Celebrities among us

  • Published
  • By Staff Sgt. Mareshah Haynes
  • 1st Special Operations Wing Public Affairs
In the last few weeks, America has been mourning the loss of quite a few celebrities; from those who sold us products like laundry detergent and life insurance to musical icons who the nation watched grow up before its eyes.

It amazes me how people who we've never had the pleasure of meeting can have such a huge impact on our lives.

Do you know who Maj. William Downs, Tech. Sgt. John Chapman or Staff Sgt. Anissa Shero are? Chances are you don't unless you're a family member, friend or coworker. These three are just a few of thousands of servicemembers who have died defending their country since Sept. 11, 2001.
You may have passed them once in the gym and never even know it. Maybe you saw them in the commissary or base exchange but now you can't recall their face.

These three, and others like them, knew they were fighting for and could potentially die for everyone they came in contact with on a daily basis - the man at the bakery, the woman at the drycleaners and even the neighbor who doesn't pick up after his dog. They gave the ultimate sacrifice for us so that we can continue to live in a country where we can worship or not worship whomever we please. We can bear arms, peacefully protest and speak freely, thanks in part to them.

These were people who had families and children just like you and I. They picked their children up from daycare. They brought covered dishes to church potlucks. They studied for promotions and took college classes after working all day. They picked out birthday and anniversary cards for loved ones. They trained for their missions, all the while knowing there was no guarantee they would return home.

There's no question as to whether Americans are grateful to those who serve. As a matter of fact, a few weeks ago I was working at an event downtown that honored a local military member. There were mobs of people gathered there to celebrate the Airman who was being recognized for his service. As I was escorting the honoree, a family from England came up to us and shook our hands, gave us hugs and even took pictures with us.
The mother took my hand, looked me in the eyes and said, "Thank you for all you do for your country and for the whole world. We don't celebrate our military back home the way you do here, but I hope that we will start."

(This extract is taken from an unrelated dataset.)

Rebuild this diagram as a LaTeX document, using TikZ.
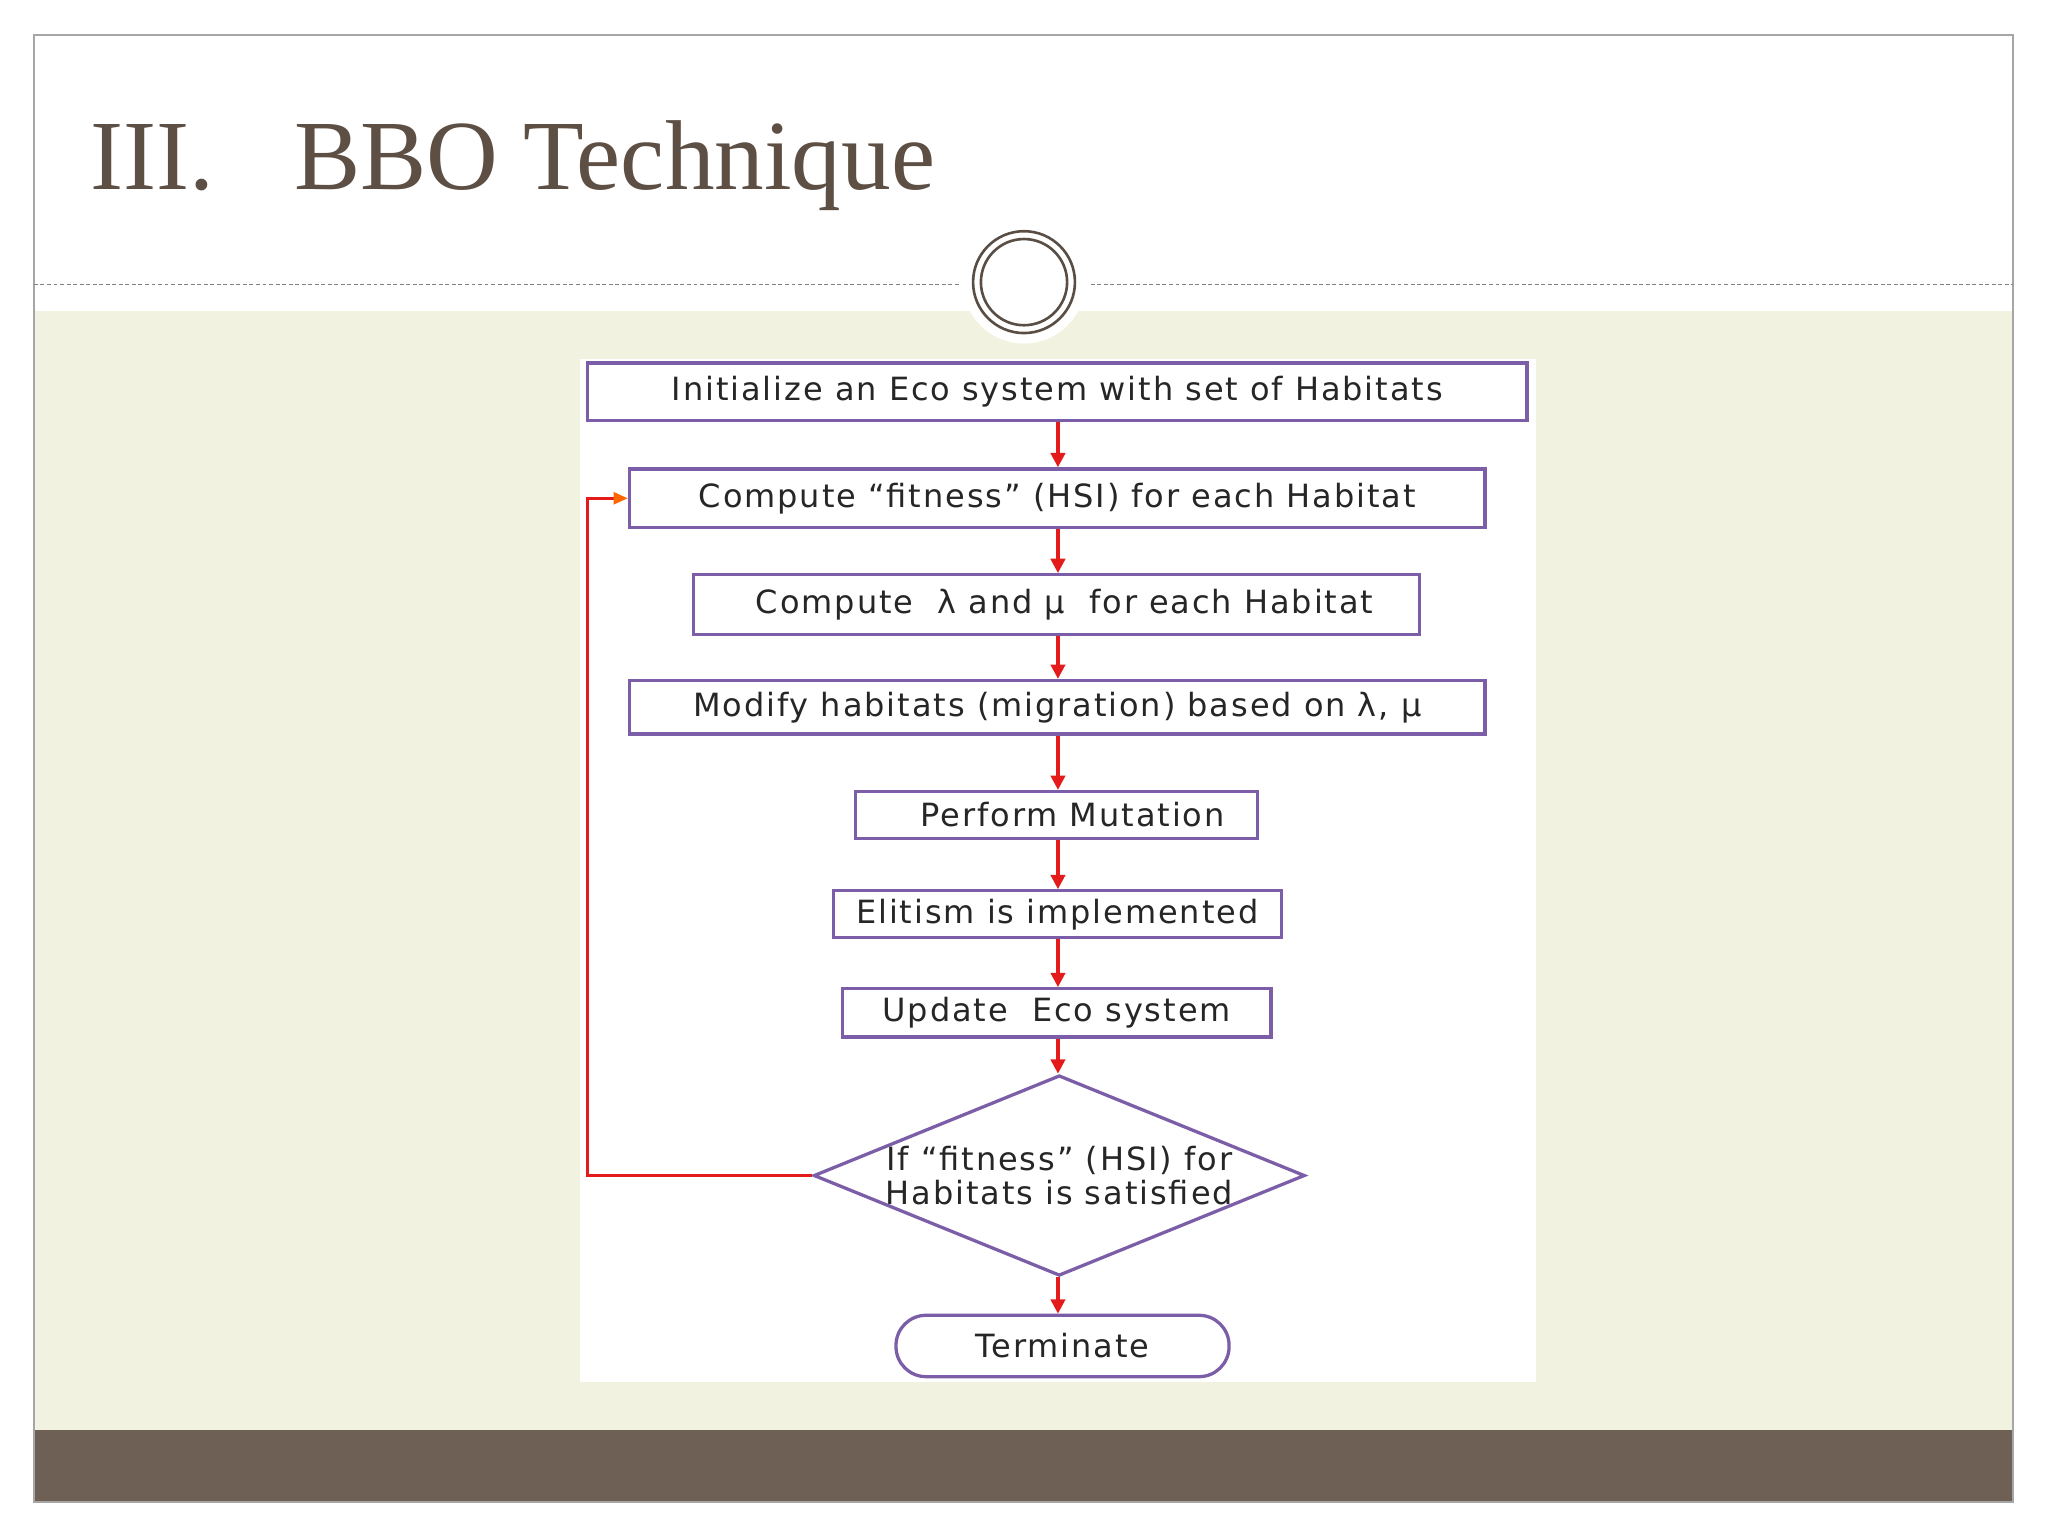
\documentclass[tikz,border=0pt]{standalone}
\usepackage{fontspec}
\setmainfont{Liberation Serif}
\newfontfamily\boxfont{DejaVu Sans}[LetterSpace=6]
\usetikzlibrary{shapes.geometric,arrows.meta}
\definecolor{beige}{HTML}{F2F2E0}
\definecolor{band}{HTML}{6F6055}
\definecolor{titlec}{HTML}{5E4F45}
\definecolor{purp}{HTML}{7B5EA7}
\definecolor{arr}{HTML}{E41B1B}
\begin{document}
\begin{tikzpicture}[x=1pt,y=-1pt,
  box/.style={draw=purp,line width=2.5pt,fill=white,font=\boxfont\fontsize{24.5}{26}\selectfont,text=black!85,inner sep=0pt},
  conn/.style={draw=arr,line width=2.5pt,-{Triangle[length=11pt,width=11pt]}}]
\useasboundingbox (0,0) rectangle (1568,1176);
\fill[white] (0,0) rectangle (1568,1176);
\fill[beige] (26,238) rectangle (1541,1095);
\fill[band] (26,1095) rectangle (1541,1150);
\draw[gray!70,line width=1.2pt] (26,27) rectangle (1541,1150);
\draw[gray,dashed,line width=0.8pt,dash pattern=on 3pt off 2pt] (26,218) -- (735,218);
\draw[gray,dashed,line width=0.8pt,dash pattern=on 3pt off 2pt] (835,218) -- (1541,218);
\fill[white] (784,216) circle (47);
\draw[band!80!black,line width=2pt] (784,216) circle (39);
\draw[band!80!black,line width=2pt] (784,216) circle (33);
\node[anchor=base west,text=titlec,font=\fontsize{76}{80}\selectfont] (title) at (66,145) {III.\hspace{0.8em}BBO Technique};
\fill[white] (444,275) rectangle (1176,1058);
\node[box,minimum width=719,minimum height=44] (b1) at (809.5,300) {Initialize an Eco system with set of Habitats};
\node[box,minimum width=655,minimum height=45] (b2) at (809.5,381.5) {Compute “fitness” (HSI) for each Habitat};
\node[box,minimum width=556,minimum height=46] (b3) at (809,463) {\hspace{0.5em}Compute\ \ λ and μ\ \ for each Habitat};
\node[box,minimum width=655,minimum height=41] (b4) at (809.5,541.5) {Modify habitats (migration) based on λ, μ};
\node[box,minimum width=308,minimum height=36] (b5) at (809,624) {\hspace{1em}Perform Mutation};
\node[box,minimum width=343,minimum height=36] (b6) at (809.5,700) {Elitism is implemented};
\node[box,minimum width=328,minimum height=37] (b7) at (809,775.5) {Update\ \ Eco system};
\node[box,diamond,aspect=2.45,minimum width=368,minimum height=150,align=center] (d) at (811,900) {If “fitness” (HSI) for\\Habitats is satisfied};
\node[box,rounded corners=23pt,minimum width=255,minimum height=47] (t) at (813.5,1030.5) {Terminate};
\draw[conn] (b1.south -| 810,0) -- (b2.north -| 810,0);
\draw[conn] (b2.south -| 810,0) -- (b3.north -| 810,0);
\draw[conn] (b3.south -| 810,0) -- (b4.north -| 810,0);
\draw[conn] (b4.south -| 810,0) -- (b5.north -| 810,0);
\draw[conn] (b5.south -| 810,0) -- (b6.north -| 810,0);
\draw[conn] (b6.south -| 810,0) -- (b7.north -| 810,0);
\draw[conn] (b7.south -| 810,0) -- (d.north -| 810,0);
\draw[conn] (d.south -| 810,0) -- (t.north -| 810,0);
\draw[arr,line width=2.5pt,-{Triangle[length=11pt,width=9pt,color=orange!80!red]}] (d.west) -- (450,900) -- (450,381.5) -- (b2.west);
\end{tikzpicture}
\end{document}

At that moment, I think I caught a glimpse of what it's like to be a celebrity.

Webster's Dictionary defines celebrity as a state of being celebrated, and in my opinion, our fallen servicemembers definitely deserve to be celebrities.

Human life is valuable and important whether you're an entertainer or a weapons loader. So while we remember those we never knew but whose lives impacted us in a major way, let's also remember those who never knew us but died for us anyway.